(Entries with chart source code)

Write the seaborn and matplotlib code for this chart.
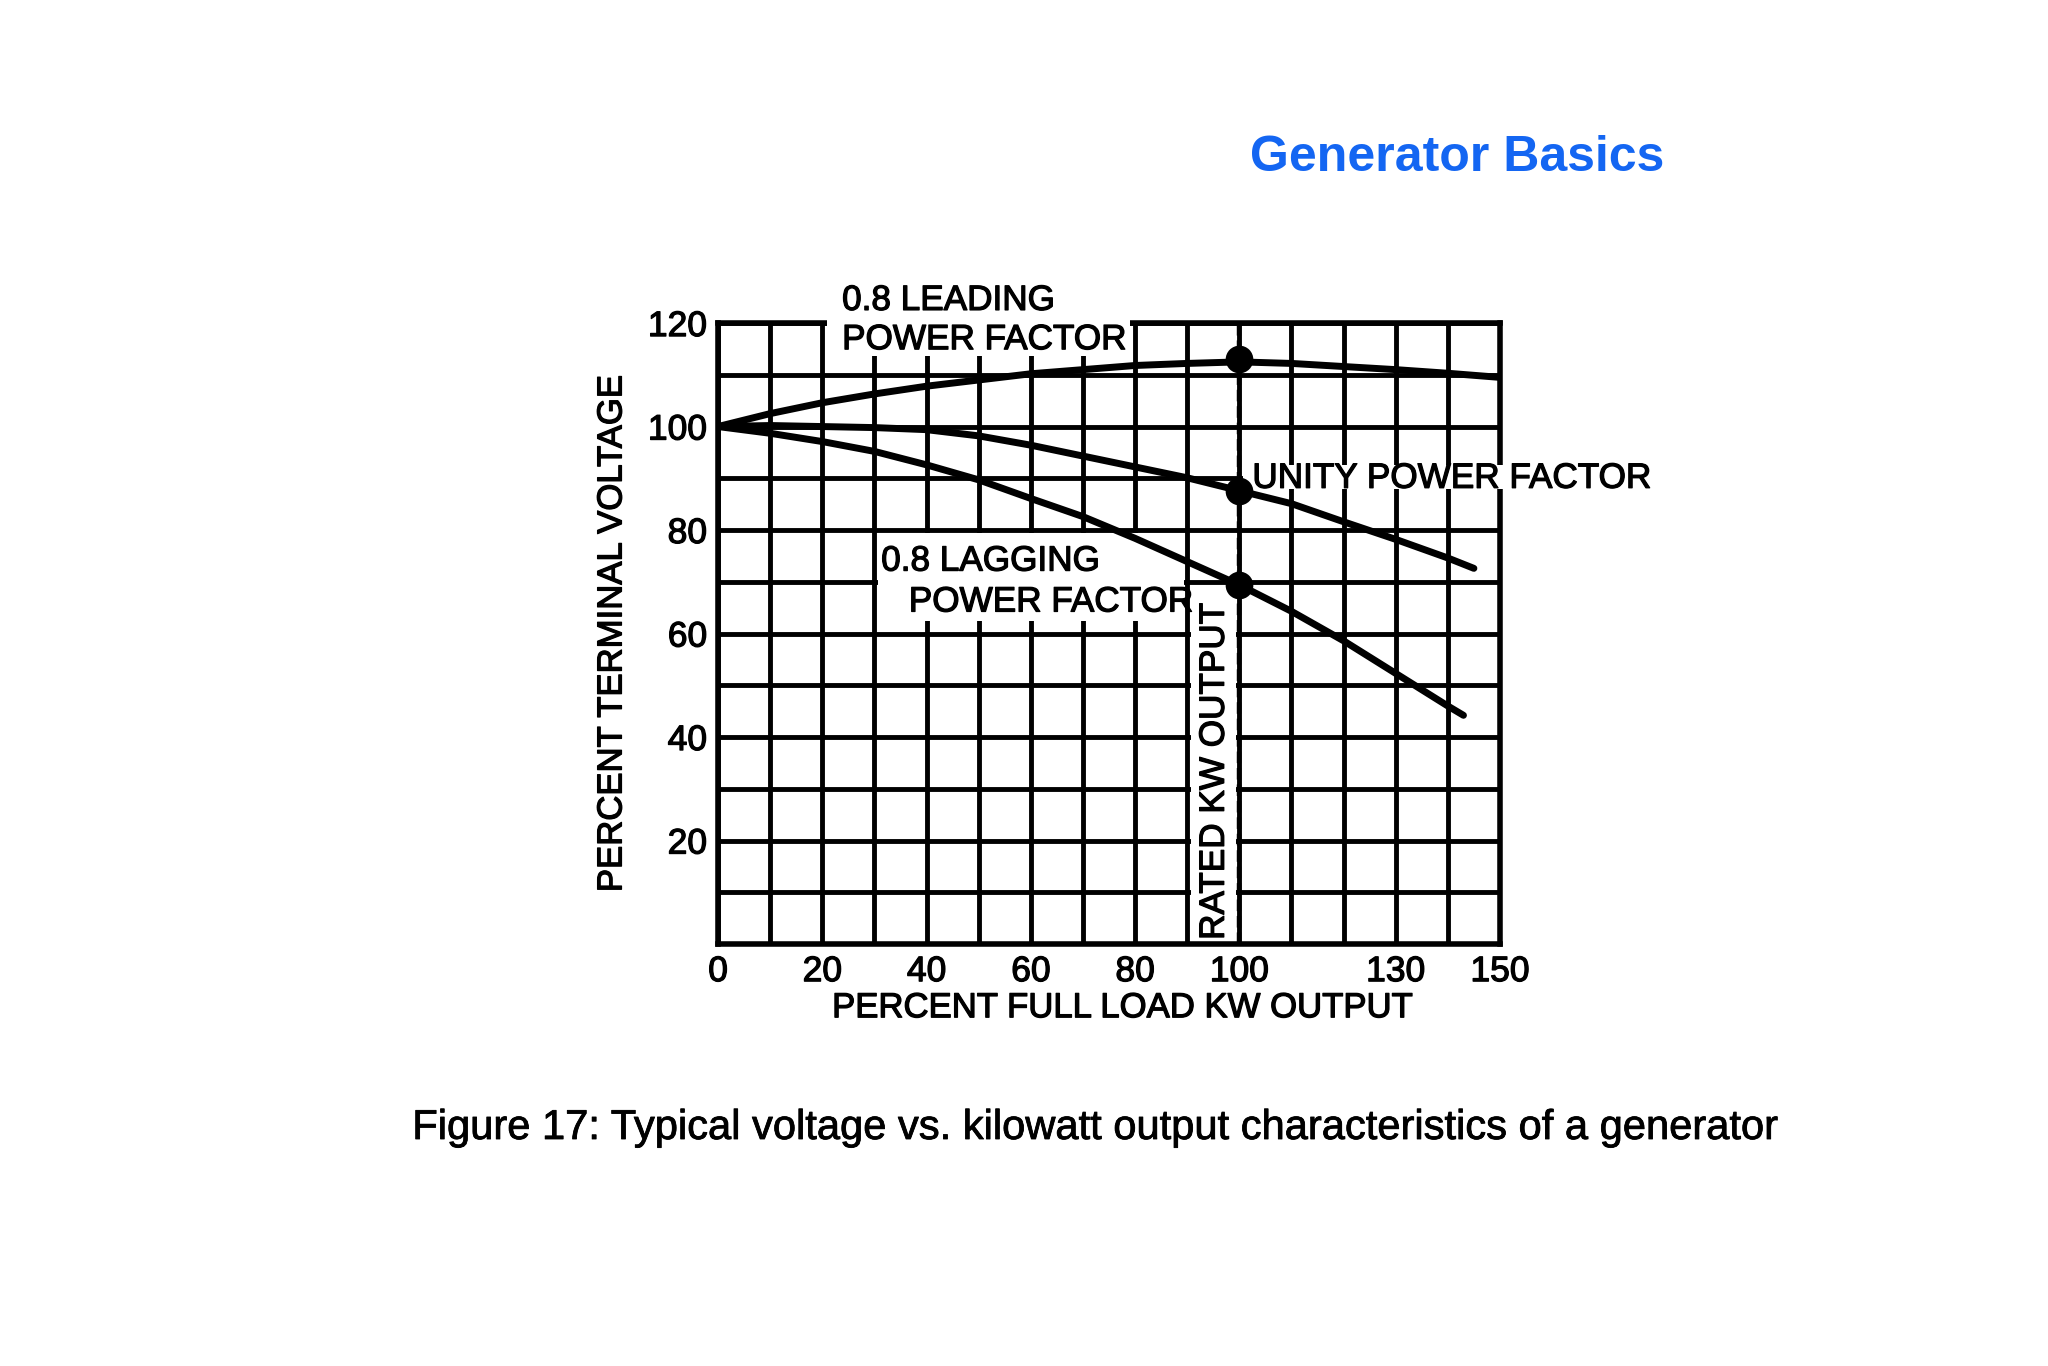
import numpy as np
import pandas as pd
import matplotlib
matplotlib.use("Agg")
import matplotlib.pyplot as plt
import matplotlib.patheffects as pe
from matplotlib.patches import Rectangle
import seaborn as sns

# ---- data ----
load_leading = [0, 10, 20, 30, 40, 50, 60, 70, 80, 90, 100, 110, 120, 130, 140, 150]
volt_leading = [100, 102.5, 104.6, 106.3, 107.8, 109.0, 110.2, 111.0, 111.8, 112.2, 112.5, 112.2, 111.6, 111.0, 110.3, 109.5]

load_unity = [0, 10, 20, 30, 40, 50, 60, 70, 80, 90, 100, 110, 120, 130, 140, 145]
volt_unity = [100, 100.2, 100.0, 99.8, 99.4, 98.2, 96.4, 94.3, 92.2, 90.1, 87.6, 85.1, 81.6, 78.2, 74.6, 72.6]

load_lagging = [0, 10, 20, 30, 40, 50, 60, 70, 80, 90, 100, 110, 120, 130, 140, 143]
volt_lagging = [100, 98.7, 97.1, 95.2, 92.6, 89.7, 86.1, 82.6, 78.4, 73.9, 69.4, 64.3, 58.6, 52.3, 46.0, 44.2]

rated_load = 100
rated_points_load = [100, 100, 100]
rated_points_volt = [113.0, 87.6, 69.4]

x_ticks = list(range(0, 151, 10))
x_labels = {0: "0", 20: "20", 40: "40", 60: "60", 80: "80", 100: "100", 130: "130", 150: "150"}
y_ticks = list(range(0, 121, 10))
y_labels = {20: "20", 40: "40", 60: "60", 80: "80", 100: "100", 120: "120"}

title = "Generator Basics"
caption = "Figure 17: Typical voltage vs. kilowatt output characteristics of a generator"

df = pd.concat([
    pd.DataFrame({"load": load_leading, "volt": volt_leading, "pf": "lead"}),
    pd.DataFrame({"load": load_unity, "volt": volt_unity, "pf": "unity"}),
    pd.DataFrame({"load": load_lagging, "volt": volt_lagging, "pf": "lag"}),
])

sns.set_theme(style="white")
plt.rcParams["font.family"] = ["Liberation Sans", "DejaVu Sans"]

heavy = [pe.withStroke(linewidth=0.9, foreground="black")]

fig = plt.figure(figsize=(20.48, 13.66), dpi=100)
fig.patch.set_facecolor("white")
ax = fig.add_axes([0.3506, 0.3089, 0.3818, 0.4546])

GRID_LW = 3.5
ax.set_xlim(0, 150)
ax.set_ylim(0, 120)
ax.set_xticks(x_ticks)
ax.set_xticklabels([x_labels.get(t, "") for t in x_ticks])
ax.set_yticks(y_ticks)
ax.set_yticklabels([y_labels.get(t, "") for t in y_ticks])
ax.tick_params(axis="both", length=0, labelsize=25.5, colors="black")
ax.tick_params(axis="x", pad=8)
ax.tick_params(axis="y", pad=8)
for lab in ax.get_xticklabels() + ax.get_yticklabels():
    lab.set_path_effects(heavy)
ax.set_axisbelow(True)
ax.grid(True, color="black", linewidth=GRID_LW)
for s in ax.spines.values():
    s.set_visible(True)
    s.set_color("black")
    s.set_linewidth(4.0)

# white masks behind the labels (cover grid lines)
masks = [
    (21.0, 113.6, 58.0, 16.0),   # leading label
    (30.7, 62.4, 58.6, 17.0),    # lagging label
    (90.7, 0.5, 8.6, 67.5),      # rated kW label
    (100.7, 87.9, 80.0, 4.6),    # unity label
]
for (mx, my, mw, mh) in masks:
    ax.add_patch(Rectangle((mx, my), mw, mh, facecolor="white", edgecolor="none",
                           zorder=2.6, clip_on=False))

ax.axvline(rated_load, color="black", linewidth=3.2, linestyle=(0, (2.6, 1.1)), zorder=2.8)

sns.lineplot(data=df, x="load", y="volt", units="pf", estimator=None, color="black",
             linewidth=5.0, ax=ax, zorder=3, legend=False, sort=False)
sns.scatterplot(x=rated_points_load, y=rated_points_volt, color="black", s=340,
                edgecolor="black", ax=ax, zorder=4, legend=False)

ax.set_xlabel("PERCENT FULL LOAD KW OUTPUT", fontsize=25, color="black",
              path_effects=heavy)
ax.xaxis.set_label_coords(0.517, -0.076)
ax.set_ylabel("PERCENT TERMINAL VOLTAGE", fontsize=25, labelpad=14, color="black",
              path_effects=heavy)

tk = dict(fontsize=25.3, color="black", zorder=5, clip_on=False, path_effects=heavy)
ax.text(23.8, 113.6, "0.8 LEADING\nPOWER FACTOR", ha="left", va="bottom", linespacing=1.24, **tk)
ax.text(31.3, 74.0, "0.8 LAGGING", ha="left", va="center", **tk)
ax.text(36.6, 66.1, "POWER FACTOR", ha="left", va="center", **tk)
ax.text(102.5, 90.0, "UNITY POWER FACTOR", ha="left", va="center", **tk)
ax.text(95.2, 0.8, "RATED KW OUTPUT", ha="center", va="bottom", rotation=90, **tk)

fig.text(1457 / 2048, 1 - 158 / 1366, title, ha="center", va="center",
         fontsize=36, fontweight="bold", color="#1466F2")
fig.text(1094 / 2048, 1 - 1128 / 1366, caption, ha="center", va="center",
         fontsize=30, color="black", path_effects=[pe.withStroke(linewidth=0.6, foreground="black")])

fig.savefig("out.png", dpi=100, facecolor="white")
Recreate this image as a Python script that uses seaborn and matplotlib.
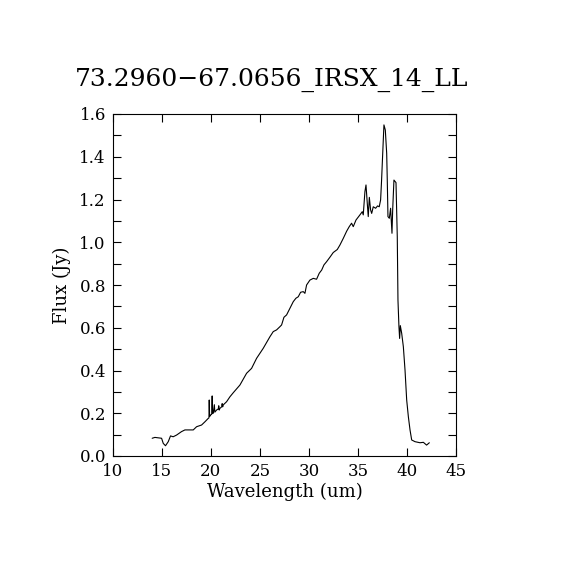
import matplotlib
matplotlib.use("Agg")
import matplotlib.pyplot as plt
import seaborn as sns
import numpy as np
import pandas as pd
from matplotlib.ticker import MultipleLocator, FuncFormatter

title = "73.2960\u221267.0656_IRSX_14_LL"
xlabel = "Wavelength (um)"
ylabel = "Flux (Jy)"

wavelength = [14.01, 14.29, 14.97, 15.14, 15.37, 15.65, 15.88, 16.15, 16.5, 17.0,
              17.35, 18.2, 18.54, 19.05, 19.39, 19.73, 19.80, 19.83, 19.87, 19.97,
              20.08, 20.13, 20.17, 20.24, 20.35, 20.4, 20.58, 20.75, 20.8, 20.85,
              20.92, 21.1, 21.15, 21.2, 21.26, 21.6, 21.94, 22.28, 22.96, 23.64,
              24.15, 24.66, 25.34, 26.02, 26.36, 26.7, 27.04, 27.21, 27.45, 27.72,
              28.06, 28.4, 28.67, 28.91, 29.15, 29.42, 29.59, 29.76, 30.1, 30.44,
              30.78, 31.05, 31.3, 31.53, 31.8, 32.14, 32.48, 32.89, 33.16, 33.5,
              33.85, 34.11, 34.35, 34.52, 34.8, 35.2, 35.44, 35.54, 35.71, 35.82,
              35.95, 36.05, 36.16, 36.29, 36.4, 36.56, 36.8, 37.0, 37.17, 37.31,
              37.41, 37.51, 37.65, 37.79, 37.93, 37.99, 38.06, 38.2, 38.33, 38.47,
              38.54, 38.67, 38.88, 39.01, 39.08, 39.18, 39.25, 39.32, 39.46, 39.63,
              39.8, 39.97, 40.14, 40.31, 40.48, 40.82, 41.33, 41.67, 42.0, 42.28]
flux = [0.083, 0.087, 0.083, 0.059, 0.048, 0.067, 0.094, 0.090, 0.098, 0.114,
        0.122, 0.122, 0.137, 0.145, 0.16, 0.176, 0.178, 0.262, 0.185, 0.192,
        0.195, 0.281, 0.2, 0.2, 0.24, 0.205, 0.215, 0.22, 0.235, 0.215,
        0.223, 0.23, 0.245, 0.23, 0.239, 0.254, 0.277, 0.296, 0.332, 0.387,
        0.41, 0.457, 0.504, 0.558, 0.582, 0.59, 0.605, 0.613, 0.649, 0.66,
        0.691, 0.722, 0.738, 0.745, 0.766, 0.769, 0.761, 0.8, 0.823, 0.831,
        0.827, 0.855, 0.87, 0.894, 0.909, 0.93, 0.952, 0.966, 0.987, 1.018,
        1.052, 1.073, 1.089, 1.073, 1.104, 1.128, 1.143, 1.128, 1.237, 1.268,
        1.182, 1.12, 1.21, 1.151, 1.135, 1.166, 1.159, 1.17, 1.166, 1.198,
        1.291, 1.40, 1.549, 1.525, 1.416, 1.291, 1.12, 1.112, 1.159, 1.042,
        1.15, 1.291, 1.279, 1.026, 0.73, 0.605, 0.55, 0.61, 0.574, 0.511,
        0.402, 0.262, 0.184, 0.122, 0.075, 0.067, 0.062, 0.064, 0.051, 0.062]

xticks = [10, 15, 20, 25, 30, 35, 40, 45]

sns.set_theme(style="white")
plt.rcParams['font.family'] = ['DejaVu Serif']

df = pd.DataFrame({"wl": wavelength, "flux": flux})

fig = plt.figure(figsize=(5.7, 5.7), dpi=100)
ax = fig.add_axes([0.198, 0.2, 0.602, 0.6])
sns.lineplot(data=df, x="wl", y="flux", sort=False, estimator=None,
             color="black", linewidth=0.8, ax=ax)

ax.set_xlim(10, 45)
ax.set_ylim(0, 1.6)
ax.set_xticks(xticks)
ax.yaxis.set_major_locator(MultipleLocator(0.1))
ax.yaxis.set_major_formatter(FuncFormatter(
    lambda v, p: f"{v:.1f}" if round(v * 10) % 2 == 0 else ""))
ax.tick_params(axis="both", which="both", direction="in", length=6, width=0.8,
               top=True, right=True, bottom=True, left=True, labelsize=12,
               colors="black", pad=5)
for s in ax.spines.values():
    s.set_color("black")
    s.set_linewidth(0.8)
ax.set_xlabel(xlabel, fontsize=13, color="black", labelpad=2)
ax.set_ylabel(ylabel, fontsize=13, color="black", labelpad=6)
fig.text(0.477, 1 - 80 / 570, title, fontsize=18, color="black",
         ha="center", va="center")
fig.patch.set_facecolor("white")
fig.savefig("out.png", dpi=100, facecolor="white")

◆ **TASK INSTRUCTIONS**
Give the number of lines in the entries that include the string "this", and nothing more.

◆ **FULL RESPONSE**
2